Third World America … Can You Look Away?
When I was growing up in Northern California in the early 60s to late 70s, we didn’t know about “homeless” people.
In Chico & Redding, where I grew up, we certainly didn’t see a lot of them. Not lining the doorways, wandering the streets with shopping carts full of their meager belongings, nor sleeping in the streets.
What I now know were homeless, were then called “hobos” or “drunks” by my parents and their friends — making it sound as if these men — for we never saw women and children in this predicament — chose this “lifestyle” and, in some cases, romanticized it — like “riding the rails.”
According to Jim Peth and other homeless advocates, it’s just not that way.
On Saturday, April 17, I was fortunate enough to see the first installment of Costa Mantis‘ mini-series, Searching for Safe Ground, called “Third World America,” profiling life on the streets of Sacramento.
As the people in the film were interviewed said, none of them were “prepared” to become homeless. In fact, many of them, on their way to work each morning, would see the homeless and think to themselves, “what losers,” and “why don’t they just get a job?”
But, today, with the nation’s unemployment hovering at 10 percent, and Sacramento’s at more than 12 percent, losing one’s job is an ever-present reality. And losing one’s job more than often means losing one’s shelter.
“I never thought I’d be out here,” said one man, who is a warehouseman by trade. He had a good job for 20 years — then, boom — no job, and no house. Then he lost his son. The experience threw him for a loop; and threw him out onto the streets.
“But why do we have to SEE it, this homelessness?” you ask. “Isn’t that what the shelters are for?”
Well, as I’ve mentioned in this space before, there are several problems with that. First, and foremost — there just aren’t enough shelter beds. Period.
Second — the rules of the shelters are very constricting — rules like, 1) you must check in no later than 3 p.m. or you lose your bed for the night.
Small price to pay, you say?
Well, you try conducting your life on someone else’s time clock and see if you can 1) get around (usually w/no private transportation); 2) do the things you need to do during the day — like see the doctor, go to job training or even go to work, fill out job applications or rental applications — or even do laundry — and hoof it back over to Cal Expo on the other side of town in time for 3 p.m. sign-in.
[Are you surprised that some homeless people work? Yes, it's true. You can hold down a job, and still not amass enough money to make first & last month's rent, plus a deposit, to move into your own place.
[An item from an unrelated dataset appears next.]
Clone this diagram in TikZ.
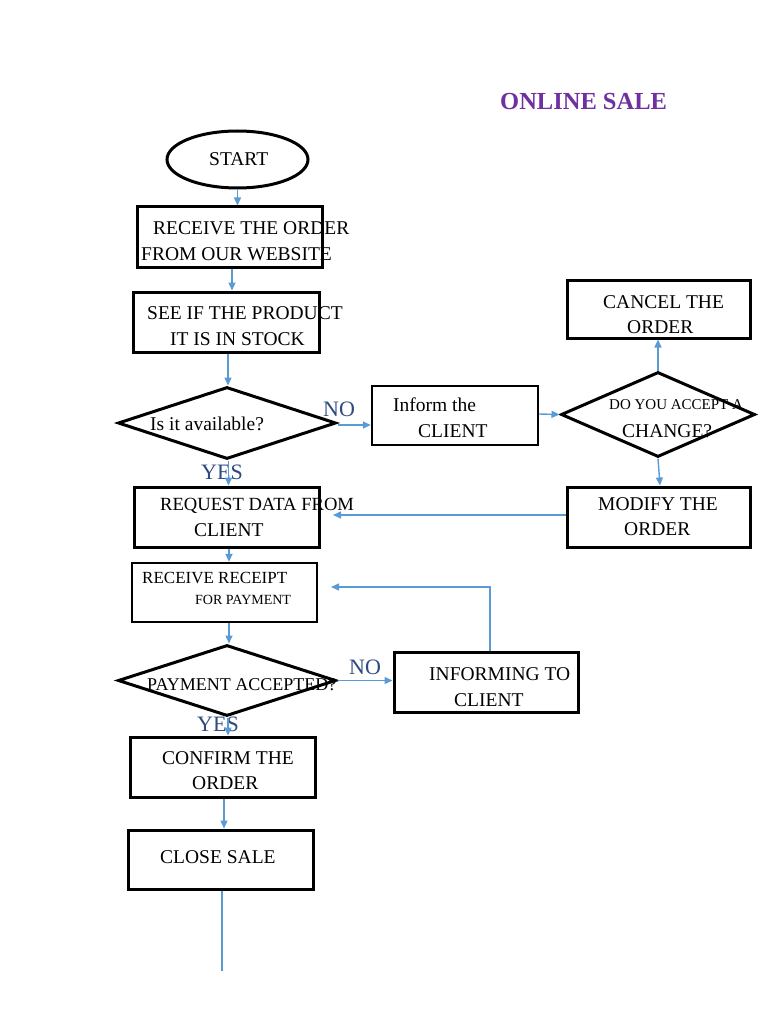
\documentclass[tikz,border=0pt]{standalone}
\usepackage{fontspec}
\setmainfont{Liberation Serif}
\usetikzlibrary{shapes.geometric,arrows.meta}
\definecolor{arrowblue}{HTML}{5B9BD5}
\definecolor{labelblue}{HTML}{2F4A80}
\definecolor{titlepurple}{HTML}{7030A0}
\begin{document}
\begin{tikzpicture}[x=1pt,y=-1pt,
  shp/.style={draw=black,line width=3pt,inner sep=0pt,fill=none},
  boxshape/.style={shp,rectangle},
  dia/.style={shp,diamond},
  txt/.style={anchor=base west,inner sep=0pt,font=\fontsize{19.5}{23}\selectfont},
  smalltxt/.style={txt,font=\fontsize{17}{20}\selectfont},
  tinytxt/.style={txt,font=\fontsize{14}{17}\selectfont},
  yn/.style={txt,font=\fontsize{22}{26}\selectfont,text=labelblue},
  arr/.style={draw=arrowblue,line width=1.4pt,-{Triangle[length=8pt,width=7pt]}},
  plain/.style={draw=arrowblue,line width=1.4pt}]
\useasboundingbox (0,0) rectangle (768,1024);
\fill[white] (0,0) rectangle (768,1024);
% title
\node[txt,font=\bfseries\fontsize{24.5}{28}\selectfont,text=titlepurple] (title) at (500,110) {ONLINE SALE};
% shapes
\node[shp,ellipse,minimum width=141pt,minimum height=57pt] (start) at (237.5,159.5) {};
\node[boxshape,minimum width=185pt,minimum height=60pt] (recv) at (229.5,237) {};
\node[boxshape,minimum width=186pt,minimum height=60pt] (see) at (226,322) {};
\node[dia,minimum width=218pt,minimum height=72pt] (avail) at (227,423) {};
\node[boxshape,line width=2.4pt,minimum width=166pt,minimum height=59pt] (inform) at (455,415.5) {};
\node[dia,minimum width=194pt,minimum height=85pt] (accept) at (658,414.5) {};
\node[boxshape,minimum width=183pt,minimum height=58pt] (cancel) at (658.5,309) {};
\node[boxshape,minimum width=183pt,minimum height=60pt] (modify) at (658.5,517) {};
\node[boxshape,minimum width=185pt,minimum height=60pt] (request) at (226.5,517) {};
\node[boxshape,line width=2.4pt,minimum width=185pt,minimum height=59pt] (receipt) at (224.5,592.5) {};
\node[dia,minimum width=218pt,minimum height=71pt] (payment) at (227,680.5) {};
\node[boxshape,minimum width=184pt,minimum height=60pt] (informing) at (486,682) {};
\node[boxshape,minimum width=185pt,minimum height=60pt] (confirm) at (222.5,767) {};
\node[boxshape,minimum width=185pt,minimum height=59pt] (close) at (220.5,859.5) {};
\coordinate (reqin) at (333,515);
\coordinate (rcptin) at (331,587);
\coordinate (endpt) at (222,971);
% texts
\node[txt] (tstart) at (209,165.5) {START};
\node[txt] (trecv1) at (153,234.5) {RECEIVE THE ORDER};
\node[txt] (trecv2) at (141,260.5) {FROM OUR WEBSITE};
\node[txt] (tsee1) at (147,319.5) {SEE IF THE PRODUCT};
\node[txt] (tsee2) at (170,345.5) {IT IS IN STOCK};
\node[txt] (tavail) at (150,430) {Is it available?};
\node[txt] (tinf1) at (393,411) {Inform the};
\node[txt] (tinf2) at (418,437) {CLIENT};
\node[yn] (no1) at (323,416) {NO};
\node[yn] (yes1) at (201,479) {YES};
\node[txt,font=\fontsize{15}{18}\selectfont] (tacc1) at (609,409) {DO YOU ACCEPT A};
\node[txt] (tacc2) at (622,437) {CHANGE?};
\node[txt] (tcan1) at (603,308) {CANCEL THE};
\node[txt] (tcan2) at (627,333.5) {ORDER};
\node[txt] (tmod1) at (598,510) {MODIFY THE};
\node[txt] (tmod2) at (624,535) {ORDER};
\node[txt,font=\fontsize{18.6}{22}\selectfont] (treq1) at (160,510) {REQUEST DATA FROM};
\node[txt] (treq2) at (194,536) {CLIENT};
\node[smalltxt] (trc1) at (142,583) {RECEIVE RECEIPT};
\node[tinytxt] (trc2) at (195,604) {FOR PAYMENT};
\node[txt,font=\fontsize{18}{21}\selectfont] (tpay) at (147,690) {PAYMENT ACCEPTED?};
\node[yn] (no2) at (349,674) {NO};
\node[txt] (tinfg1) at (429,680) {INFORMING TO};
\node[txt] (tinfg2) at (454,706.5) {CLIENT};
\node[yn] (yes2) at (197,731.5) {YES};
\node[txt] (tconf1) at (162,764) {CONFIRM THE};
\node[txt] (tconf2) at (192,789) {ORDER};
\node[txt] (tclose) at (160,863) {CLOSE SALE};
% connectors
\draw[arr] (start.south) -- (start.south |- recv.north);
\draw[arr] ([xshift=2.5pt]recv.south) -- ([xshift=2.5pt]recv.south |- see.north);
\draw[arr] ([xshift=2pt]see.south) -- ([xshift=2pt]see.south |- avail.north);
\draw[arr] ([yshift=-2pt]avail.east) -- ([yshift=-2pt]avail.east -| inform.west);
\draw[arr] ([yshift=1.5pt]inform.east) -- (accept.west);
\draw[arr] (accept.north) -- (accept.north |- cancel.south);
\draw[arr] (accept.south) -- ([xshift=2pt]accept.south |- modify.north);
\draw[arr] ([yshift=2pt]modify.west) -- (reqin);
\draw[arr] ([xshift=1.5pt]avail.south) -- ([xshift=1.5pt]avail.south |- request.north);
\draw[arr] ([xshift=2.5pt]request.south) -- ([xshift=2.5pt]request.south |- receipt.north);
\draw[arr] ([xshift=4.5pt]receipt.south) -- ([xshift=4.5pt]receipt.south |- payment.north);
\draw[arr] (payment.east) -- (payment.east -| informing.west);
\draw[arr] ([xshift=4pt]informing.north) |- (rcptin);
\draw[arr] ([xshift=1pt]payment.south) -- ([xshift=1pt]payment.south |- confirm.north);
\draw[arr] ([xshift=1.5pt]confirm.south) -- ([xshift=1.5pt]confirm.south |- close.north);
\draw[plain] ([xshift=1.5pt]close.south) -- (endpt);
\end{tikzpicture}
\end{document}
So people continue to live on the street.]
Another problem with the shelters that the homeless have to contend with is fighting and intimidation — and sleeping next to strangers. You see, at the shelter, they put you into dormitory-style bunk-bed housing, and you’re unable to choose your bunkmates. (Unlike the Safe Ground “camping” situation, where homeless residents set up camps in close-knit family-style units, where they know their neighbors.)
“I never saw any fighting problems until I came out here,” said one man identifying as Reno, talking about his experience at one of the shelters.
I’m not suggesting they do away with the shelters. I’m simply saying that shelters are for “temporary emergencies” — and the homeless problem is not a “temporary” one.
So, what to do?
Clearly, what Sacramento has tried thus far hasn’t worked.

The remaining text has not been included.